Interpretation of Policy Terms
The court addressed Auburn's argument that the phrase "in the normal course of employment" should allow for coverage despite Kearse's actions leading to increased commissions. However, the court clarified that this phrase was merely a descriptor meant to categorize excluded benefits and did not imply that such commissions could be considered covered losses. The court distinguished between benefits earned through normal employment practices and those resulting from dishonest actions, reinforcing that Kearse's increased commissions fell squarely within the exclusion. This interpretation reaffirmed the policy's intent to limit coverage for losses arising from actions that merely enriched employees through dishonest means. Ultimately, the court concluded that Kearse's actions did not warrant coverage under the policy, as they only resulted in earned commissions, which were explicitly excluded.

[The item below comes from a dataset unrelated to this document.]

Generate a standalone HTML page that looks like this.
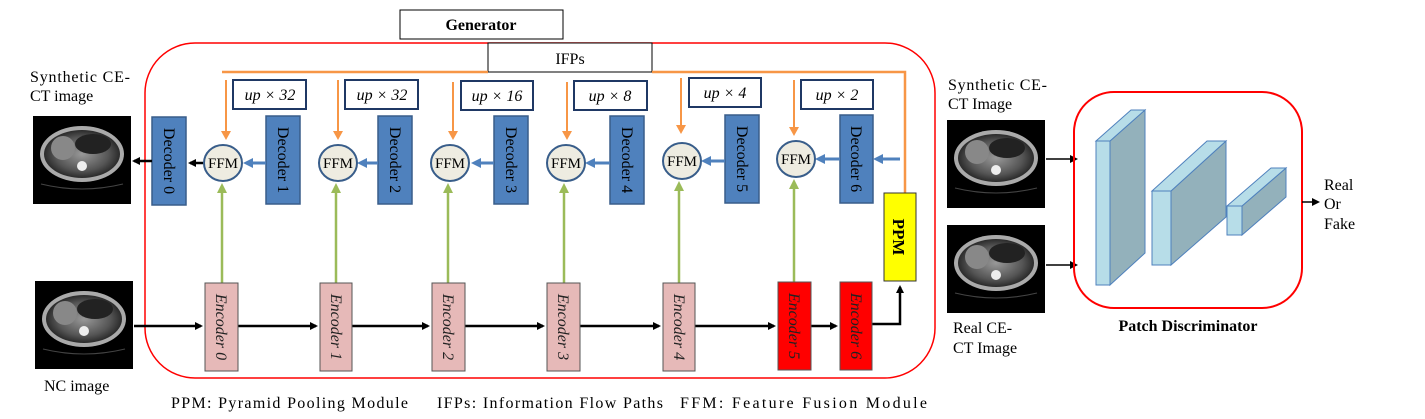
<!DOCTYPE html>
<html><head><meta charset="utf-8"><style>
body{margin:0;background:#fff;}
svg{display:block;font-family:"Liberation Serif",serif;}
</style></head><body>
<svg width="1425" height="419" viewBox="0 0 1425 419" xmlns="http://www.w3.org/2000/svg">
<defs>
<marker id="ab" markerWidth="8" markerHeight="8" refX="6" refY="4" orient="auto" markerUnits="userSpaceOnUse"><path d="M0,0 L8,4 L0,8 z" fill="#000"/></marker>
<marker id="abl" markerWidth="10" markerHeight="10" refX="7" refY="5" orient="auto" markerUnits="userSpaceOnUse"><path d="M0,0 L10,5 L0,10 z" fill="#4f81bd"/></marker>
<marker id="ag" markerWidth="10" markerHeight="10" refX="7" refY="5" orient="auto" markerUnits="userSpaceOnUse"><path d="M0,0 L10,5 L0,10 z" fill="#9bbb59"/></marker>
<radialGradient id="ct" cx="50%" cy="50%" r="50%"><stop offset="0" stop-color="#999"/><stop offset="0.7" stop-color="#555"/><stop offset="1" stop-color="#2a2a2a"/></radialGradient>
<g id="ctimg">
<rect x="0" y="0" width="98" height="88" fill="#000"/>
<ellipse cx="49" cy="38" rx="42" ry="28" fill="#aaa"/>
<ellipse cx="49" cy="38" rx="38" ry="24" fill="url(#ct)"/>
<ellipse cx="30" cy="32" rx="12" ry="12" fill="#888"/>
<ellipse cx="60" cy="28" rx="18" ry="10" fill="#222"/>
<circle cx="49" cy="50" r="5" fill="#eee"/>
<path d="M8,68 Q49,78 90,68" stroke="#444" fill="none"/>
</g>
</defs>

<rect x="400" y="10" width="163" height="29" fill="#fff" stroke="#000"/>
<text x="481" y="30" font-size="16" font-weight="bold" text-anchor="middle">Generator</text>

<rect x="145" y="43" width="790" height="335" rx="50" fill="none" stroke="#f00" stroke-width="1.5"/>
<rect x="488" y="43" width="164" height="29" fill="#fff" stroke="#000"/>
<text x="570" y="64" font-size="16" text-anchor="middle">IFPs</text>

<polyline points="222,72 488,72" stroke="#f79646" stroke-width="2.5" fill="none"/>
<polyline points="652,72 905,72 905,193" stroke="#f79646" stroke-width="2.5" fill="none"/>

<g font-size="16" font-style="italic">
<rect x="233" y="80" width="73" height="29" fill="#fff" stroke="#1f3864" stroke-width="2"/><text x="270" y="100" text-anchor="middle">up × 32</text>
<rect x="345" y="80" width="73" height="29" fill="#fff" stroke="#1f3864" stroke-width="2"/><text x="382" y="100" text-anchor="middle">up × 32</text>
<rect x="461" y="81" width="72" height="29" fill="#fff" stroke="#1f3864" stroke-width="2"/><text x="497" y="101" text-anchor="middle">up × 16</text>
<rect x="574" y="81" width="73" height="29" fill="#fff" stroke="#1f3864" stroke-width="2"/><text x="610" y="101" text-anchor="middle">up × 8</text>
<rect x="689" y="78" width="72" height="29" fill="#fff" stroke="#1f3864" stroke-width="2"/><text x="725" y="98" text-anchor="middle">up × 4</text>
<rect x="801" y="80" width="72" height="29" fill="#fff" stroke="#1f3864" stroke-width="2"/><text x="837" y="100" text-anchor="middle">up × 2</text>
</g>

<g stroke="#f79646" stroke-width="2" fill="#f79646">
<line x1="226" y1="80" x2="226" y2="133"/><path d="M221,131 L226,140 L231,131 z" stroke="none"/>
<line x1="338" y1="80" x2="338" y2="133"/><path d="M333,131 L338,140 L343,131 z" stroke="none"/>
<line x1="453" y1="82" x2="453" y2="133"/><path d="M448,131 L453,140 L458,131 z" stroke="none"/>
<line x1="567" y1="82" x2="567" y2="133"/><path d="M562,131 L567,140 L572,131 z" stroke="none"/>
<line x1="681" y1="78" x2="681" y2="127"/><path d="M676,125 L681,134 L686,125 z" stroke="none"/>
<line x1="794" y1="80" x2="794" y2="129"/><path d="M789,127 L794,136 L799,127 z" stroke="none"/>
</g>

<g fill="#4f81bd" stroke="#385d8a" stroke-width="1.5">
<rect x="152" y="117" width="34" height="88"/>
<rect x="266" y="116" width="34" height="88"/>
<rect x="378" y="116" width="34" height="88"/>
<rect x="494" y="116" width="34" height="88"/>
<rect x="610" y="116" width="34" height="88"/>
<rect x="725" y="115" width="34" height="88"/>
<rect x="840" y="115" width="33" height="88"/>
</g>
<g font-size="16" fill="#000">
<text transform="translate(164,161) rotate(90)" text-anchor="middle">Decoder 0</text>
<text transform="translate(278,160) rotate(90)" text-anchor="middle">Decoder 1</text>
<text transform="translate(390,160) rotate(90)" text-anchor="middle">Decoder 2</text>
<text transform="translate(506,160) rotate(90)" text-anchor="middle">Decoder 3</text>
<text transform="translate(622,160) rotate(90)" text-anchor="middle">Decoder 4</text>
<text transform="translate(737,159) rotate(90)" text-anchor="middle">Decoder 5</text>
<text transform="translate(851,159) rotate(90)" text-anchor="middle">Decoder 6</text>
</g>

<g stroke="#4f81bd" stroke-width="3" marker-end="url(#abl)">
<line x1="266" y1="163" x2="246" y2="163"/>
<line x1="378" y1="163" x2="360" y2="163"/>
<line x1="494" y1="163" x2="474" y2="163"/>
<line x1="610" y1="163" x2="588" y2="163"/>
<line x1="725" y1="161" x2="704" y2="161"/>
<line x1="840" y1="159" x2="818" y2="159"/>
<line x1="900" y1="159" x2="876" y2="159"/>
</g>
<line x1="203" y1="163" x2="190" y2="163" stroke="#000" stroke-width="2.5" marker-end="url(#ab)"/>
<line x1="152" y1="161" x2="134" y2="161" stroke="#000" stroke-width="2.5" marker-end="url(#ab)"/>

<g fill="#eeece1" stroke="#385d8a" stroke-width="2">
<ellipse cx="223" cy="163" rx="19" ry="18"/>
<ellipse cx="338" cy="163" rx="19" ry="18"/>
<ellipse cx="450" cy="163" rx="19" ry="18"/>
<ellipse cx="566" cy="163" rx="19" ry="18"/>
<ellipse cx="682" cy="161" rx="19" ry="18"/>
<ellipse cx="796" cy="159" rx="19" ry="18"/>
</g>
<g font-size="15" text-anchor="middle">
<text x="223" y="168">FFM</text><text x="338" y="168">FFM</text><text x="450" y="168">FFM</text>
<text x="566" y="168">FFM</text><text x="682" y="166">FFM</text><text x="796" y="164">FFM</text>
</g>

<g stroke="#9bbb59" stroke-width="2.5" marker-end="url(#ag)">
<line x1="222" y1="283" x2="222" y2="186"/>
<line x1="336" y1="283" x2="336" y2="186"/>
<line x1="448" y1="283" x2="448" y2="186"/>
<line x1="564" y1="283" x2="564" y2="186"/>
<line x1="679" y1="283" x2="679" y2="184"/>
<line x1="794" y1="282" x2="794" y2="182"/>
</g>

<rect x="884" y="193" width="32" height="88" fill="#ffff00" stroke="#333"/>
<text transform="translate(893,237) rotate(90)" font-size="17" font-weight="bold" text-anchor="middle">PPM</text>

<g stroke="#000" stroke-width="2.5" marker-end="url(#ab)">
<line x1="134" y1="326" x2="201" y2="326"/>
<line x1="238" y1="326" x2="316" y2="326"/>
<line x1="352" y1="326" x2="428" y2="326"/>
<line x1="465" y1="326" x2="543" y2="326"/>
<line x1="580" y1="326" x2="659" y2="326"/>
<line x1="695" y1="326" x2="774" y2="326"/>
<line x1="811" y1="326" x2="836" y2="326"/>
</g>
<polyline points="872,324 900,324 900,287" stroke="#000" stroke-width="2.5" fill="none" marker-end="url(#ab)"/>

<g stroke="#555" stroke-width="1">
<rect x="205" y="283" width="33" height="88" fill="#e6b9b8"/>
<rect x="320" y="283" width="32" height="88" fill="#e6b9b8"/>
<rect x="432" y="283" width="33" height="88" fill="#e6b9b8"/>
<rect x="547" y="283" width="33" height="88" fill="#e6b9b8"/>
<rect x="663" y="283" width="32" height="88" fill="#e6b9b8"/>
<rect x="778" y="282" width="33" height="88" fill="#ff0000"/>
<rect x="840" y="282" width="32" height="88" fill="#ff0000"/>
</g>
<g font-size="16" font-style="italic" fill="#222">
<text transform="translate(216,327) rotate(90)" text-anchor="middle">Encoder 0</text>
<text transform="translate(331,327) rotate(90)" text-anchor="middle">Encoder 1</text>
<text transform="translate(443,327) rotate(90)" text-anchor="middle">Encoder 2</text>
<text transform="translate(558,327) rotate(90)" text-anchor="middle">Encoder 3</text>
<text transform="translate(674,327) rotate(90)" text-anchor="middle">Encoder 4</text>
<text transform="translate(789,326) rotate(90)" text-anchor="middle">Encoder 5</text>
<text transform="translate(851,326) rotate(90)" text-anchor="middle">Encoder 6</text>
</g>

<use href="#ctimg" transform="translate(33,116)"/>
<use href="#ctimg" transform="translate(35,281)"/>
<text x="30" y="82" font-size="16" textLength="100" lengthAdjust="spacing">Synthetic  CE-</text>
<text x="30" y="101" font-size="16">CT image</text>
<text x="44" y="391" font-size="16">NC image</text>

<g font-size="16">
<text x="171" y="408" textLength="237" lengthAdjust="spacing">PPM:  Pyramid  Pooling Module</text>
<text x="437" y="408" textLength="226" lengthAdjust="spacing">IFPs:   Information  Flow Paths</text>
<text x="680" y="408" textLength="247" lengthAdjust="spacing">FFM:   Feature Fusion Module</text>
</g>

<text x="948" y="90" font-size="16" textLength="99" lengthAdjust="spacing">Synthetic  CE-</text>
<text x="948" y="109" font-size="16">CT Image</text>
<use href="#ctimg" transform="translate(947,120)"/>
<use href="#ctimg" transform="translate(947,225)"/>
<text x="953" y="333" font-size="16">Real CE-</text>
<text x="953" y="353" font-size="16">CT Image</text>
<line x1="1046" y1="159" x2="1076" y2="159" stroke="#000" stroke-width="1.5" marker-end="url(#ab)"/>
<line x1="1046" y1="265" x2="1076" y2="265" stroke="#000" stroke-width="1.5" marker-end="url(#ab)"/>

<rect x="1074" y="92" width="228" height="216" rx="40" fill="none" stroke="#f00" stroke-width="2"/>
<g stroke="#4f81bd" stroke-width="1">
<polygon points="1110,141 1145,110 1145,253 1110,285" fill="#93b1bb"/>
<polygon points="1096,141 1110,141 1145,110 1131,110" fill="#b7dde8"/>
<rect x="1096" y="141" width="14" height="144" fill="#b7dde8"/>
<polygon points="1171,191 1226,141 1226,217 1171,265" fill="#93b1bb"/>
<polygon points="1152,191 1171,191 1226,141 1207,141" fill="#b7dde8"/>
<rect x="1152" y="191" width="19" height="74" fill="#b7dde8"/>
<polygon points="1242,206 1286,168 1286,197 1242,235" fill="#93b1bb"/>
<polygon points="1227,206 1242,206 1286,168 1271,168" fill="#b7dde8"/>
<rect x="1227" y="206" width="15" height="29" fill="#b7dde8"/>
</g>
<line x1="1302" y1="202" x2="1318" y2="202" stroke="#000" stroke-width="1.5" marker-end="url(#ab)"/>
<g font-size="16"><text x="1324" y="190">Real</text><text x="1324" y="209">Or</text><text x="1324" y="229">Fake</text></g>
<text x="1188" y="331" font-size="16" font-weight="bold" text-anchor="middle">Patch Discriminator</text>
</svg>
</body></html>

Precedent and Similar Cases
The court also cited precedents from other jurisdictions that supported its decision to uphold the exclusion in similar scenarios. Cases such as Municipal Securities, Inc. v. Insurance Co. of North America and Hartford Accident and Indemnity Co. v. Washington National Ins. Co. were referenced, where courts found that losses associated with employee actions leading to increased commissions were not covered under comparable policy terms. These precedents strengthened Universal's argument that the nature of Kearse's dishonest acts fell squarely within the established exclusions, as they resulted solely in increased, albeit unearned, commissions. The reliance on these cases illustrated a consistent judicial approach in interpreting employee dishonesty exclusions, thereby reinforcing the court's conclusion in Auburn Ford's case.